Questa pandemia sta senza dubbio portando in prima pagina il dibattito sulla de-urbanizzazione. L’opportunità di riabitare le province, i paesi (parola più onesta di “borghi”, termine turistico per eccellenza) investendo finalmente in banda larga, nella pianificazione dello smartworking che non sia semplicemente telelavoro, ma reale empowerment del lavoratore. Parallelamente a questi aspetti è necessario investire per far sì che vivere in provincia sia un’opportunità anche per chi desidera fare carriera. Ma non si può fare se non sappiamo esattamente su quali risorse le periferie d’Italia, quelle svuotatasi negli ultimi decenni, possono contare.
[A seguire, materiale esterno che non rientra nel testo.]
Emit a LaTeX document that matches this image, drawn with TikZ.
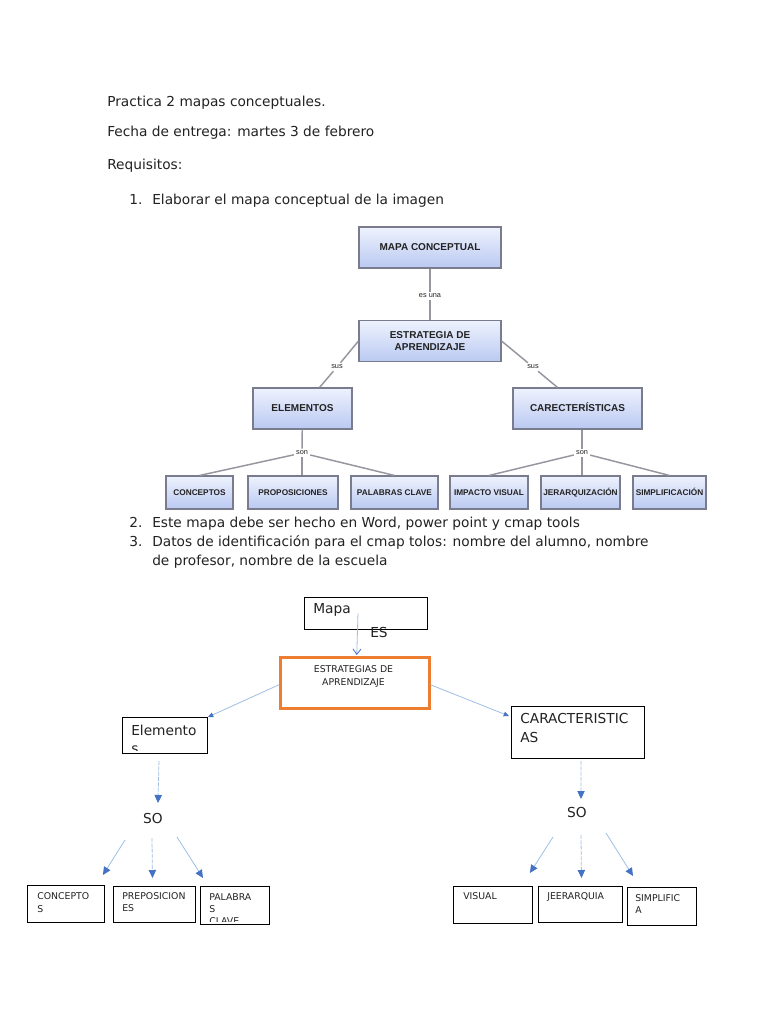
\documentclass[tikz,border=0pt]{standalone}
\usepackage{fontspec}
\setmainfont{DejaVu Sans}
\newfontfamily\cmapfont{Liberation Sans}
\usetikzlibrary{positioning, calc, arrows.meta}

\definecolor{cmaptop}{RGB}{238,242,253}
\definecolor{cmapbot}{RGB}{186,201,242}
\definecolor{cmapline}{RGB}{150,150,160}
\definecolor{cmapedge}{RGB}{120,124,140}
\definecolor{wline}{RGB}{160,190,228}
\definecolor{wtip}{RGB}{68,114,196}
\definecolor{worange}{RGB}{237,125,49}
\definecolor{inkgray}{RGB}{34,34,34}

\begin{document}
\begin{tikzpicture}[x=0.75pt, y=-0.75pt,
	txt/.style={anchor=base west, inner sep=0pt, text=inkgray, font=\fontsize{10.3}{12}\selectfont},
	cbox/.style={draw=cmapedge, line width=0.8pt, top color=cmaptop, bottom color=cmapbot, align=center, inner sep=0pt, text=inkgray, font=\cmapfont\bfseries\fontsize{7.5}{9.4}\selectfont},
	cone/.style={cbox, text height=5.4pt, text depth=0.2pt},
	csmall/.style={cbox, text height=4.5pt, text depth=0.2pt, font=\cmapfont\bfseries\fontsize{6.2}{7.5}\selectfont},
	clabel/.style={inner sep=1.5pt, text=inkgray, font=\cmapfont\fontsize{5.5}{6.5}\selectfont},
	cline/.style={draw=cmapline, line width=1.1pt},
	wbox/.style={draw=black, line width=0.7pt, anchor=north west, inner sep=0pt},
	wbig/.style={txt, font=\fontsize{10.3}{12}\selectfont},
	wsmall/.style={txt, font=\fontsize{7}{8}\selectfont},
	warrow/.style={draw=wline, line width=0.6pt, -{Triangle[length=6pt, width=5.5pt, color=wtip]}},
	wsmallarrow/.style={warrow, -{Triangle[length=4pt, width=3.5pt, color=wtip]}},
	wdash/.style={warrow, dash pattern=on 3pt off 1pt},
]
\fill[white] (0,0) rectangle (768,1024);
\useasboundingbox (0,0) rectangle (768,1024);

\node[txt] (t title) at (107,106) {Practica 2 mapas conceptuales.};
\node[txt] (t fecha) at (107,137) {Fecha de entrega: martes 3 de febrero};
\node[txt] (t req) at (107,169) {Requisitos:};
\foreach \k/\yy/\txt in {1/204/Elaborar el mapa conceptual de la imagen, 2/527/{Este mapa debe ser hecho en Word, power point y cmap tools}, 3/546/{Datos de identificación para el cmap tolos: nombre del alumno, nombre}} {
	\node[txt] (t num \k) at (129,\yy) {\k.};
	\node[txt] (t item \k) at (152,\yy) {\txt};
}
\node[txt] (t item 3b) at (152,565) {de profesor, nombre de la escuela};

\node[cone, minimum width=142*0.75pt, minimum height=41*0.75pt] (c mapa) at (430,247.5) {MAPA CONCEPTUAL};
\node[clabel] (l esuna) at (430,296) {es una};
\node[cbox, minimum width=142*0.75pt, minimum height=41*0.75pt] (c estr) at (430,341) {ESTRATEGIA DE\\APRENDIZAJE};
\node[clabel] (l sus1) at (337,367) {sus};
\node[clabel] (l sus2) at (533,367) {sus};
\node[cone, minimum width=99*0.75pt, minimum height=41*0.75pt] (c elem) at (302.5,408.5) {ELEMENTOS};
\node[cone, minimum width=129*0.75pt, minimum height=41*0.75pt] (c carac) at (577.5,408.5) {CARECTERÍSTICAS};
\node[clabel] (l son1) at (302,453) {son};
\node[clabel] (l son2) at (582,453) {son};
\foreach \name/\cx/\w/\txt in {concep/199.5/67/CONCEPTOS, prop/293/90/PROPOSICIONES, palab/394.5/87/PALABRAS CLAVE, impac/489/78/IMPACTO VISUAL, jerar/580.5/79/JERARQUIZACIÓN, simpl/669.5/73/SIMPLIFICACIÓN}
	\node[csmall, minimum width=\w*0.75pt, minimum height=33*0.75pt] (c \name) at (\cx,492.5) {\txt};

\draw[cline] (c mapa) -- (l esuna);
\draw[cline] (l esuna) -- (c estr);
\draw[cline] (c estr.west) -- (l sus1);
\draw[cline] (l sus1) -- ($(c elem.north)+(17,0)$);
\draw[cline] (c estr.east) -- (l sus2);
\draw[cline] (l sus2) -- ($(c carac.north)+(-20,0)$);
\draw[cline] (c elem) -- (l son1);
\draw[cline] (c carac.south -| l son2) -- (l son2);
\draw[cline] (l son1) -- (c concep.north);
\draw[cline] (l son1) -- (l son1 |- c prop.north);
\draw[cline] (l son1) -- (c palab.north);
\draw[cline] (l son2) -- (c impac.north);
\draw[cline] (l son2) -- (l son2 |- c jerar.north);
\draw[cline] (l son2) -- (c simpl.north);

\node[wbox, minimum width=123*0.75pt, minimum height=32*0.75pt] (w mapa) at (304,597) {};
\node[wbig] (w mapa txt) at (313,613) {Mapa};
\node[wbig] (w es) at (370,637) {ES};
\node[wbox, draw=worange, line width=1.9pt, minimum width=149*0.75pt, minimum height=51*0.75pt] (w estr) at (279,656) {};
\node[wsmall, anchor=base] (w estr 1) at (353.5,672.5) {ESTRATEGIAS DE};
\node[wsmall, anchor=base] (w estr 2) at (353.5,685.5) {APRENDIZAJE};
\node[wbox, minimum width=85*0.75pt, minimum height=36*0.75pt] (w elem) at (122,717) {};
\begin{scope}
	\clip (w elem.north west) rectangle ($(w elem.south east)+(0,-3)$);
	\node[wbig] (w elem 1) at (131,735) {Elemento};
	\node[wbig] (w elem 2) at (131,753) {s};
\end{scope}
\node[wbox, minimum width=133*0.75pt, minimum height=52*0.75pt] (w carac) at (511,706) {};
\node[wbig] (w carac 1) at (520,723) {CARACTERISTIC};
\node[wbig] (w carac 2) at (520,742) {AS};
\node[wbig, anchor=center] (w so1) at (153,818) {SO};
\node[wbig, anchor=center] (w so2) at (577,812) {SO};

\foreach \name/\xx/\yy/\w/\h in {concep/27/885/77/37, prepo/113/886/82/36, palab/200/886/69/38, visual/453/886/79/37, jeer/538/886/84/36, simpl/627/887/69/38}
	\node[wbox, minimum width=\w*0.75pt, minimum height=\h*0.75pt] (w \name) at (\xx,\yy) {};
\foreach \name/\xx/\yy/\txt in {concep 1/37/899.5/CONCEPTO, concep 2/37/912.5/S, prepo 1/122/899/PREPOSICION, prepo 2/122/911/ES, visual 1/463/899.5/VISUAL, jeer 1/547/899.5/JEERARQUIA, simpl 1/635/901.5/SIMPLIFIC, simpl 2/635/913.5/A}
	\node[wsmall] (w \name) at (\xx,\yy) {\txt};
\begin{scope}
	\clip (w palab.north west) rectangle ($(w palab.south east)+(0,-3)$);
	\foreach \k/\yy/\txt in {1/900.5/PALABRA, 2/912.5/S, 3/924.5/CLAVE}
		\node[wsmall] (w palab \k) at (209,\yy) {\txt};
\end{scope}

\draw[warrow, -{Straight Barb[length=4pt, width=6pt, color=wtip]}] ($(w mapa)+(-8,0)$) -- ($(w estr.north)+(2,-1)$);
\draw[wsmallarrow] ($(w estr.west)+(0,2)$) -- (w elem.north east);
\draw[wsmallarrow] ($(w estr.east)+(0,2)$) -- ($(w carac.north west)+(-2,10)$);
\draw[wdash] ($(w elem.south)+(-6,7)$) -- ($(w so1)+(5,-15)$);
\draw[wdash] ($(w carac.south)+(3,2)$) -- ($(w so2)+(4,-13)$);
\draw[warrow] ($(w so1)+(-28,22)$) -- ($(w concep.north east)+(-2,-10)$);
\draw[wdash] ($(w so1)+(-1,20)$) -- ($(w prepo.north)+(-2,-8)$);
\draw[warrow] ($(w so1)+(24,19)$) -- ($(w palab.north west)+(3,-8)$);
\draw[warrow] ($(w so2)+(-24,25)$) -- ($(w visual.north east)+(-3,-13)$);
\draw[wdash] ($(w so2)+(4,23)$) -- ($(w jeer.north)+(1,-8)$);
\draw[warrow] ($(w so2)+(29,21)$) -- ($(w simpl.north west)+(6,-11)$);
\end{tikzpicture}
\end{document}
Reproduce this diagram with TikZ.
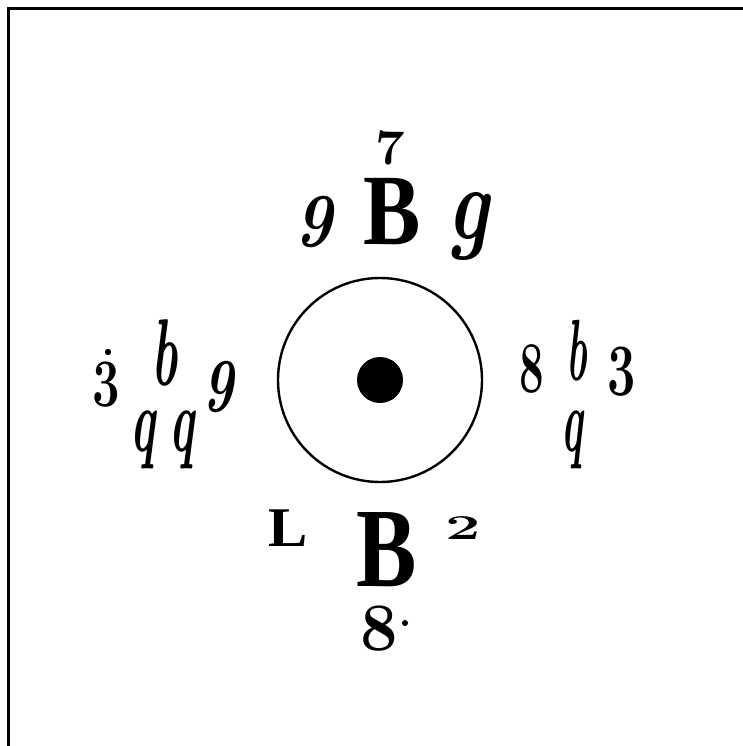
\documentclass[tikz,border=0pt]{standalone}
\usepackage{fontspec}
\newfontfamily\bfam{Liberation Serif}
\begin{document}
\begin{tikzpicture}[x=1pt,y=-1pt,
  glyph/.style={inner sep=0pt, outer sep=0pt, anchor=center},
  fsz/.style={font=\fontsize{#1}{#1}\selectfont\bfseries},
  ifsz/.style={font=\fontsize{#1}{#1}\selectfont\bfseries\itshape},
  bfsz/.style={font=\fontsize{#1}{#1}\selectfont\bfam\bfseries}]
\useasboundingbox (0,0) rectangle (743,746);
% frame (left and top edges visible)
\draw[line width=3.5pt] (8.5,760) -- (8.5,8.5) -- (760,8.5);
% circle and centre dot
\node[circle, draw, line width=2.4pt, minimum size=204pt, inner sep=0pt] (ring) at (380,380) {};
\node[circle, fill, minimum size=46pt, inner sep=0pt] (hub) at (380,380) {};
% top group
\node[glyph, fsz=50, xscale=1.05] (t7) at (390,148) {7};
\node[glyph, bfsz=101, xscale=0.85] (tB) at (392,212) {B};
\node[glyph, ifsz=76, xscale=0.85] (t9) at (314,222) {9};
\node[glyph, ifsz=104, xscale=0.75] (tg) at (468,226) {g};
% left group
\node[glyph, fsz=68, xscale=0.72] (l3) at (106,385) {3};
\fill (108,352) circle (3.2pt);
\node[glyph, ifsz=95, xscale=0.52] (lb) at (165,353) {b};
\node[glyph, ifsz=76, xscale=0.7] (l9) at (218,387) {9};
\node[glyph, ifsz=90, xscale=0.52] (lq1) at (143,440) {q};
\node[glyph, ifsz=90, xscale=0.52] (lq2) at (182,440) {q};
% right group
\node[glyph, fsz=73, xscale=0.6] (r8) at (532,369) {8};
\node[glyph, ifsz=87, xscale=0.45] (rb) at (577,351) {b};
\node[glyph, fsz=74, xscale=0.68] (r3) at (622,372) {3};
\node[glyph, ifsz=90, xscale=0.45] (rq) at (572,440) {q};
% bottom group
\node[glyph, bfsz=56, xscale=1.05] (bL) at (288,528) {L};
\node[glyph, bfsz=113, xscale=0.8] (bB) at (387,550) {B};
\node[glyph, fsz=35, xscale=1.8] (b2) at (463,528) {2};
\node[glyph, fsz=68, xscale=0.98] (b8) at (379,629) {8};
\fill (405,623) circle (3pt);
\end{tikzpicture}
\end{document}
Ebbene, nel 2018 tutte le province italiane, tranne sei (Bolzano, Isernia, Vibo Valentia, Gorizia, Aosta e Imperia), hanno visto per esempio donne laureate in ingegneria. E soprattutto, il sud non è da meno rispetto al nord, se consideriamo le province di residenza. 3.674 neolaureate in ingegneria su 9.525 (molte laureate non hanno indicato la provincia di residenza) vengono dal sud, 4.074 dalle province settentrionali, e 1.777 dalle 4 regioni centrali. Napoli è la seconda città dopo Roma per numero di neoingegnere (triennali e magistrali), staccando Milano di oltre 300 unità e presentando un numero di laureate doppio rispetto al Torino. Seguono Bari e Salerno. Fra le prime 20 province italiane per numero di neolaureate in ingegneria, 8 risiedono al sud.
Ma quante di queste ragazze rimarranno al Sud, o comunque nella propria provincia, per lavorare e vivere?